Очевидно, что аргументация Меймана против экспрессионизма мало чем отличается от аргументации Христиансена против импрессионизма: там - допустимость любых мимолетных эффектов света и цвета; здесь - любого преувеличения и искажения линии и цвета. И подобно тому как импрессионистический идеал накладывал определенные ограничения на игру света и цвета, допуская лишь такую, которая позволяла достичь импрессионистической гармонии, точно так же экспрессионистский идеал ограничивает возможные преувеличения и искажения линии и цвета требованием, чтобы они позволяли достичь экспрессионистской гармонии. Это значит, что допустимы только такие искажения линии и цвета элементов, которые позволяют согласовать возникающий контраст элементов с равновесием образуемой ими структуры (Недопустимы, например, искажения линии и цвета, которые могут привести к сочетанию конвульсивных элементов с равновесием типической композиции или типических элементов с конвульсивной композицией).

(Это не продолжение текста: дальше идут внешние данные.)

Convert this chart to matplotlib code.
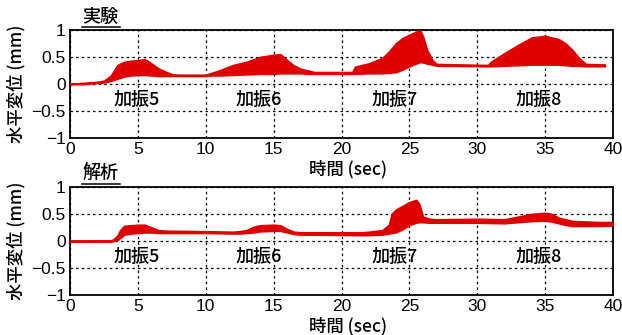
import matplotlib.pyplot as plt
from matplotlib.lines import Line2D

plt.rcParams['font.family'] = ['Noto Sans CJK JP', 'DejaVu Sans']

# envelope of the measured response (実験): time, upper and lower bounds
t_exp = [0, 1, 2, 2.5, 3, 3.5, 4, 4.5, 5, 5.5, 6, 6.5, 7, 7.5, 8, 10, 10.5, 11,
         12, 13, 14, 15, 15.5, 16, 16.5, 17, 17.5, 18, 20.8, 21, 22, 23, 23.5,
         24, 24.5, 25, 25.5, 25.8, 26, 26.3, 26.7, 27, 30.8, 31, 32, 33, 34,
         35, 36, 36.5, 37, 37.5, 38, 39.4]
up_exp = [0.0, 0.02, 0.04, 0.06, 0.15, 0.35, 0.41, 0.43, 0.44, 0.46, 0.38,
          0.29, 0.23, 0.18, 0.17, 0.17, 0.21, 0.25, 0.35, 0.41, 0.5, 0.54,
          0.55, 0.44, 0.34, 0.28, 0.25, 0.22, 0.22, 0.32, 0.38, 0.48, 0.6,
          0.75, 0.85, 0.91, 0.97, 0.99, 0.88, 0.63, 0.44, 0.37, 0.35, 0.41,
          0.57, 0.72, 0.86, 0.89, 0.83, 0.75, 0.63, 0.48, 0.37, 0.36]
lo_exp = [0.0, 0.0, 0.02, 0.03, 0.06, 0.1, 0.14, 0.16, 0.17, 0.17, 0.16, 0.15,
          0.15, 0.15, 0.15, 0.15, 0.16, 0.16, 0.17, 0.18, 0.19, 0.19, 0.2,
          0.2, 0.2, 0.2, 0.19, 0.19, 0.19, 0.19, 0.2, 0.2, 0.21, 0.22, 0.27,
          0.33, 0.38, 0.41, 0.4, 0.38, 0.36, 0.34, 0.33, 0.33, 0.34, 0.35,
          0.36, 0.36, 0.36, 0.35, 0.34, 0.34, 0.33, 0.33]

# envelope of the analysis result (解析)
t_ana = [0, 3, 3.2, 3.5, 3.7, 4, 4.5, 5, 5.5, 6, 6.5, 7, 10, 12, 12.5, 13,
         13.5, 14, 15, 15.5, 16, 16.5, 17, 21.5, 22, 23, 23.5, 23.7, 24, 24.5,
         25, 25.5, 25.7, 26, 26.5, 27, 30, 32, 33, 34, 35, 35.5, 36, 36.5, 37,
         38, 39, 40]
up_ana = [0.01, 0.01, 0.03, 0.1, 0.2, 0.28, 0.29, 0.3, 0.3, 0.25, 0.2, 0.19,
          0.18, 0.17, 0.18, 0.2, 0.26, 0.29, 0.3, 0.29, 0.22, 0.17, 0.16,
          0.16, 0.17, 0.2, 0.3, 0.5, 0.58, 0.65, 0.72, 0.76, 0.7, 0.45, 0.41,
          0.4, 0.41, 0.4, 0.45, 0.5, 0.52, 0.5, 0.43, 0.4, 0.37, 0.36, 0.35,
          0.35]
lo_ana = [-0.01, -0.01, 0.0, 0.02, 0.06, 0.12, 0.14, 0.15, 0.16, 0.16, 0.15,
          0.15, 0.15, 0.14, 0.14, 0.15, 0.16, 0.18, 0.19, 0.19, 0.16, 0.13,
          0.12, 0.11, 0.11, 0.12, 0.14, 0.15, 0.16, 0.22, 0.3, 0.34, 0.35,
          0.35, 0.34, 0.34, 0.34, 0.33, 0.35, 0.37, 0.38, 0.36, 0.33, 0.3,
          0.28, 0.28, 0.28, 0.29]

run_labels = ['加振5', '加振6', '加振7', '加振8']
run_x = [4.93, 13.9, 23.9, 34.5]
run_y = -0.3

panels = [('実験', t_exp, up_exp, lo_exp), ('解析', t_ana, up_ana, lo_ana)]

fig = plt.figure(figsize=(6.22, 3.35), dpi=100)
W, H = 622, 335
red = '#e00000'
jp_weight = 'medium'

for i, (title, t, up, lo) in enumerate(panels):
    top_px = 30 if i == 0 else 187
    ax = fig.add_axes([70 / W, 1 - (top_px + 108) / H, 543 / W, 108 / H])
    ax.fill_between(t, lo, up, color=red, edgecolor=red, linewidth=1.3, zorder=3)

    ax.set_xlim(0, 40)
    ax.set_ylim(-1, 1)
    ax.set_xticks([0, 5, 10, 15, 20, 25, 30, 35, 40])
    ax.set_yticks([-1, -0.5, 0, 0.5, 1])
    ax.set_yticklabels(['\u22121', '\u22120.5', '0', '0.5', '1'])
    ax.tick_params(length=0, labelsize=12.5, pad=3)
    for lab in ax.get_xticklabels() + ax.get_yticklabels():
        lab.set_family('Liberation Sans')
    ax.grid(True, color='k', linestyle=(0, (2, 2.5)), linewidth=0.9)
    for sp in ax.spines.values():
        sp.set_linewidth(1.3)

    ax.set_ylabel('水平変位 (mm)', fontsize=12.5, weight=jp_weight, va='center')
    ax.yaxis.set_label_coords(-0.1, 0.5)
    ax.set_xlabel('時間 (sec)', fontsize=12.5, weight=jp_weight, va='center')
    ax.xaxis.set_label_coords(0.512, -0.29)

    for lab, x in zip(run_labels, run_x):
        ax.text(x, run_y, lab, fontsize=13, weight=jp_weight,
                ha='center', va='center', zorder=4)

    # underlined panel title
    ax.text(0.023, 1.12, title, transform=ax.transAxes, fontsize=13,
            weight=jp_weight, ha='left', va='center')
    ax.add_line(Line2D([0.022, 0.092], [1.032, 1.032], transform=ax.transAxes,
                       color='k', linewidth=1.1, clip_on=False))

fig.savefig('out.png', dpi=100)
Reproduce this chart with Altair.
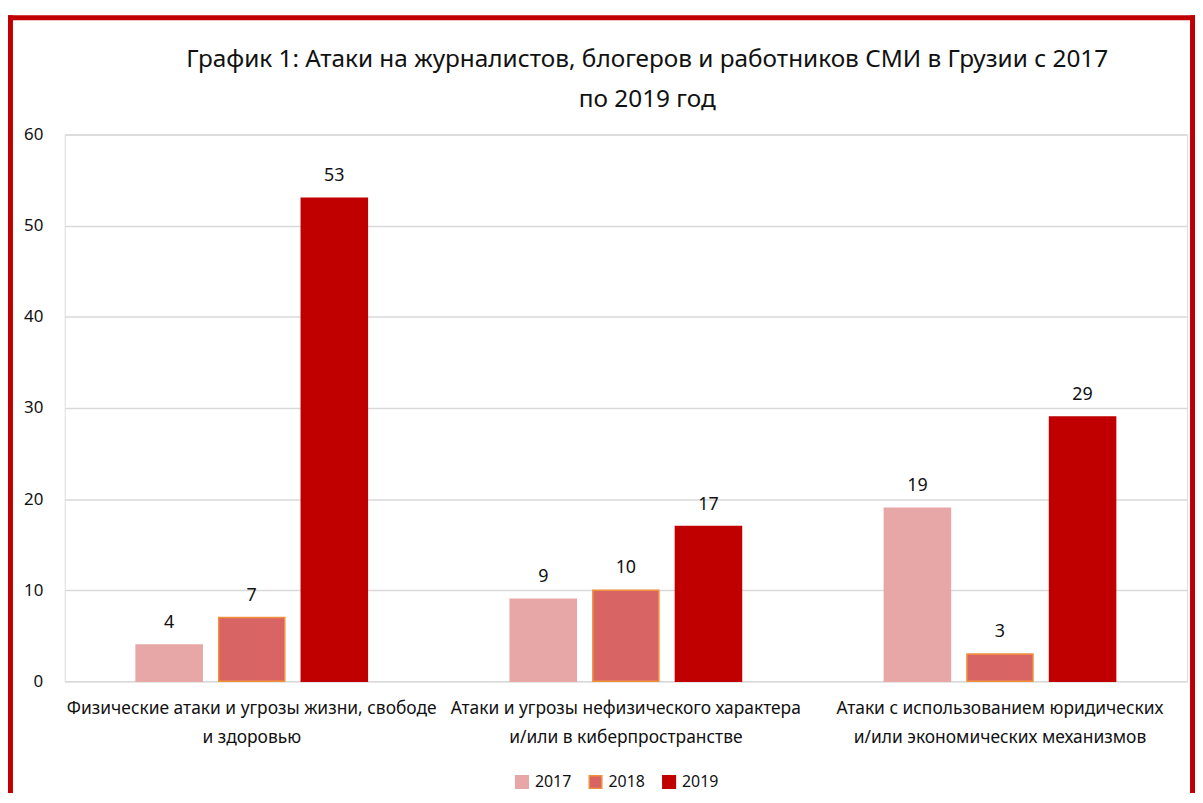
import altair as alt
import pandas as pd

cat_lines = [
    ["Физические атаки и угрозы жизни, свободе", "и здоровью"],
    ["Атаки и угрозы нефизического характера", "и/или в киберпространстве"],
    ["Атаки с использованием юридических", "и/или экономических механизмов"],
]
categories = ["\n".join(l) for l in cat_lines]
years = ["2017", "2018", "2019"]
v2017 = [4, 9, 19]
v2018 = [7, 10, 3]
v2019 = [53, 17, 29]
fill_colors = ["#E8A7A7", "#D86464", "#C00000"]
stroke_colors = ["#E8A7A7", "#F0913E", "#C00000"]
title_lines = ["График 1: Атаки на журналистов, блогеров и работников СМИ в Грузии с 2017",
               "по 2019 год"]
y_ticks = [0, 10, 20, 30, 40, 50, 60]

rows = []
for yr, vals in zip(years, [v2017, v2018, v2019]):
    for c, v in zip(categories, vals):
        rows.append({"cat": c, "year": yr, "value": v})
df = pd.DataFrame(rows)

FONT = "Noto Sans"
W, H = 1129, 550

x_enc = alt.X("cat:N", sort=categories,
              scale=alt.Scale(paddingInner=0, paddingOuter=0),
              axis=alt.Axis(title=None, labelAngle=0, domain=False, ticks=False,
                            labelExpr="split(datum.label, '\\n')",
                            labelFontSize=17.5, labelLineHeight=30, labelPadding=18,
                            labelBaseline="top", labelColor="#111", labelFont=FONT,
                            labelLimit=0))
xo_enc = alt.XOffset("year:N", sort=years,
                     scale=alt.Scale(paddingInner=0.2, paddingOuter=0.865))
y_enc = alt.Y("value:Q", scale=alt.Scale(domain=[0, 60], nice=False),
              axis=alt.Axis(title=None, values=y_ticks, domain=False, ticks=False,
                            grid=True, gridColor="#D9D9D9", gridWidth=1.5,
                            labelFontSize=17, labelPadding=22, labelColor="#111",
                            labelFont=FONT))

leg = dict(title=None, orient="none", direction="horizontal",
           legendX=452, legendY=643, symbolType="square",
           symbolSize=160, symbolStrokeWidth=1.5,
           labelFontSize=16, labelFont=FONT, labelColor="#111",
           columnPadding=14, labelOffset=5)

bars = alt.Chart(df).mark_bar(strokeWidth=1.5).encode(
    x=x_enc, xOffset=xo_enc, y=y_enc,
    color=alt.Color("year:N", sort=years,
                    scale=alt.Scale(domain=years, range=fill_colors),
                    legend=alt.Legend(**leg)),
    stroke=alt.Stroke("year:N", sort=years,
                      scale=alt.Scale(domain=years, range=stroke_colors),
                      legend=alt.Legend(**leg)),
)

labels = alt.Chart(df).mark_text(fontSize=18, font=FONT, dy=-17, baseline="alphabetic",
                                 color="#111").encode(
    x=alt.X("cat:N", sort=categories), xOffset=alt.XOffset("year:N", sort=years),
    y="value:Q", text="value:Q")

one = pd.DataFrame({"k": [0]})
title = alt.Chart(one).mark_text(fontSize=24.5, font=FONT, color="#111",
                                 baseline="alphabetic", align="center",
                                 lineHeight=40).encode(
    x=alt.value(586), y=alt.value(-68), text=alt.value(title_lines))

left_b = alt.Chart(one).mark_rule(color="#C00000", strokeWidth=5).encode(
    x=alt.value(-54.5), y=alt.value(-120), y2=alt.value(800))
top_b = alt.Chart(one).mark_rule(color="#C00000", strokeWidth=5).encode(
    x=alt.value(-57), x2=alt.value(1137), y=alt.value(-117.5))
right_b = alt.Chart(one).mark_rule(color="#C00000", strokeWidth=5).encode(
    x=alt.value(1134.5), y=alt.value(-120), y2=alt.value(800))

chart = alt.layer(bars, labels, title, left_b, top_b, right_b).properties(
    width=W, height=H,
    autosize=alt.AutoSizeParams(type="none"),
    padding={"left": 57, "top": 125, "right": 8, "bottom": 110},
).configure_view(stroke=None).configure(background="white")

chart.save("out.html", embed_options={"renderer": "svg", "actions": False})
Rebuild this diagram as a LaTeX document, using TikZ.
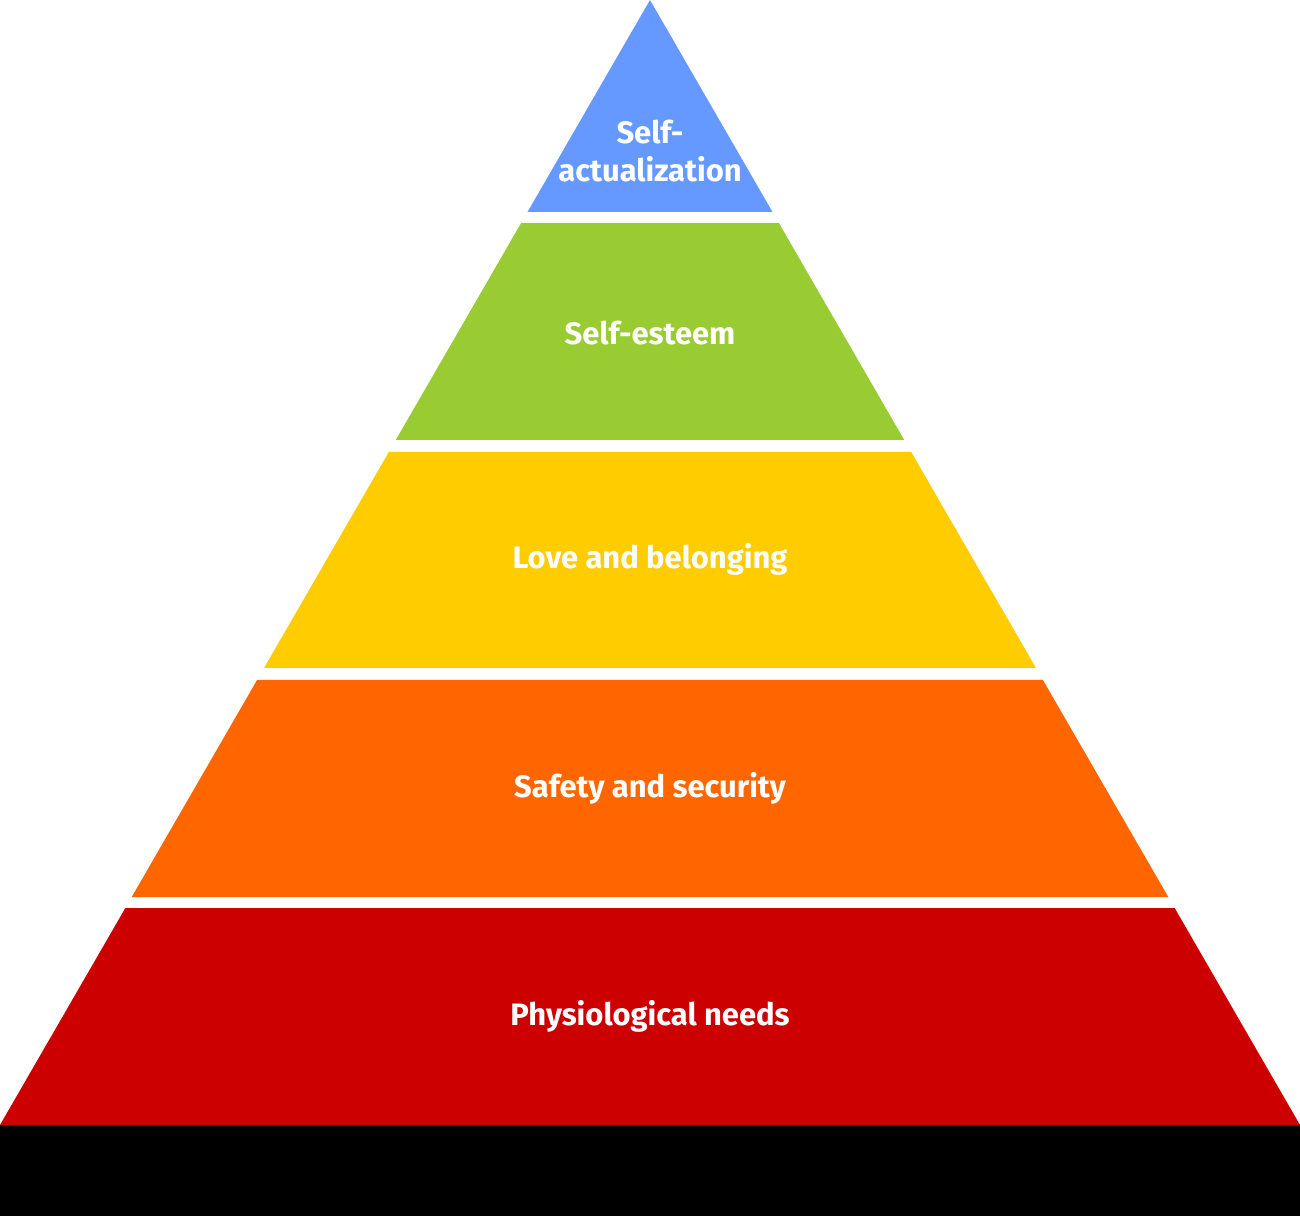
\documentclass[tikz,border=0pt]{standalone}
\usepackage{fontspec}
\setmainfont{Fira Sans}
\usepackage{tikz}
\definecolor{topblue}{HTML}{6699FF}
\definecolor{esteemgreen}{HTML}{99CC33}
\definecolor{loveyellow}{HTML}{FFCC00}
\definecolor{safeorange}{HTML}{FF6600}
\definecolor{needred}{HTML}{CC0000}
\tikzset{
    level/.style={draw=none}, % one slice of the pyramid
    level label/.style={text=white, align=center, inner sep=0pt, font=\bfseries\fontsize{8.8}{11}\selectfont}
}

\begin{document}
\begin{tikzpicture}[x=0.01cm, y=-0.01cm]
    \def\apex{650} \def\slope{0.5778}
    \useasboundingbox (0,0) rectangle (1300,1216);
    \fill[white] (0,0) rectangle (1300,1216);

    % slices: top / bottom / colour / label height / text
    \foreach \t/\b/\c/\ly/\txt [count=\i] in {
        0/212/topblue/151/{Self-\\actualization},
        223/440/esteemgreen/333/{Self-esteem},
        452/668/loveyellow/559/{Love and belonging},
        680/897/safeorange/788/{Safety and security},
        908/1125/needred/1016/{Physiological needs}} {
        \fill[level, \c] ({\apex-\slope*\t},\t) -- ({\apex+\slope*\t},\t)
            -- ({\apex+\slope*\b},\b) -- ({\apex-\slope*\b},\b) -- cycle;
        \node[level label] (level\i) at (\apex,\ly) {\txt};
    }

    \fill[black] (0,1125) rectangle (1300,1216);
\end{tikzpicture}
\end{document}
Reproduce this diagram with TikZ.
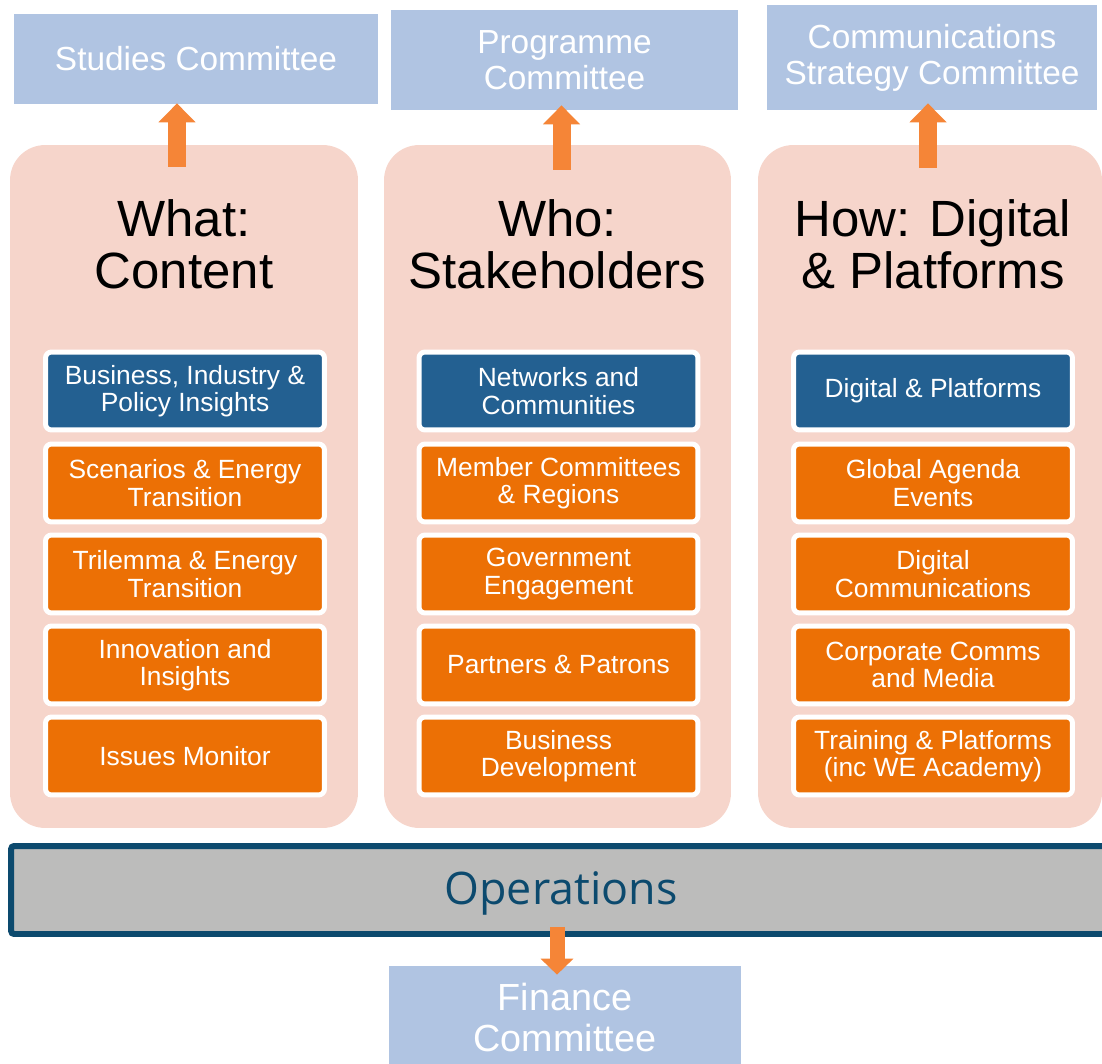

Поэтому как в том, так и в другом случае, отнюдь не всё дозволено: разрешаются только выразительные, т.е. гармоничные в экспрессионистском смысле гиперболизации и деформации. Разумеется, такая выразительность существует лишь для того, кто принимает экспрессионистский идеал. Но то же самое справедливо и в отношении, например, реалистических или классицистических художественных образов. Из выразительность тоже зависит от их соответствия реалистическому или классицистическому идеалу.

Таким образом, именно требование специфической гармонии, диктуемой данным идеалом, накладывает определенные ограничения на применение любого из его нормативов. Естественно, что это касается и такого норматива импрессионистического идеала как мимолетная игра света и такого норматива экспрессионистского идеала как деформация линий и форм.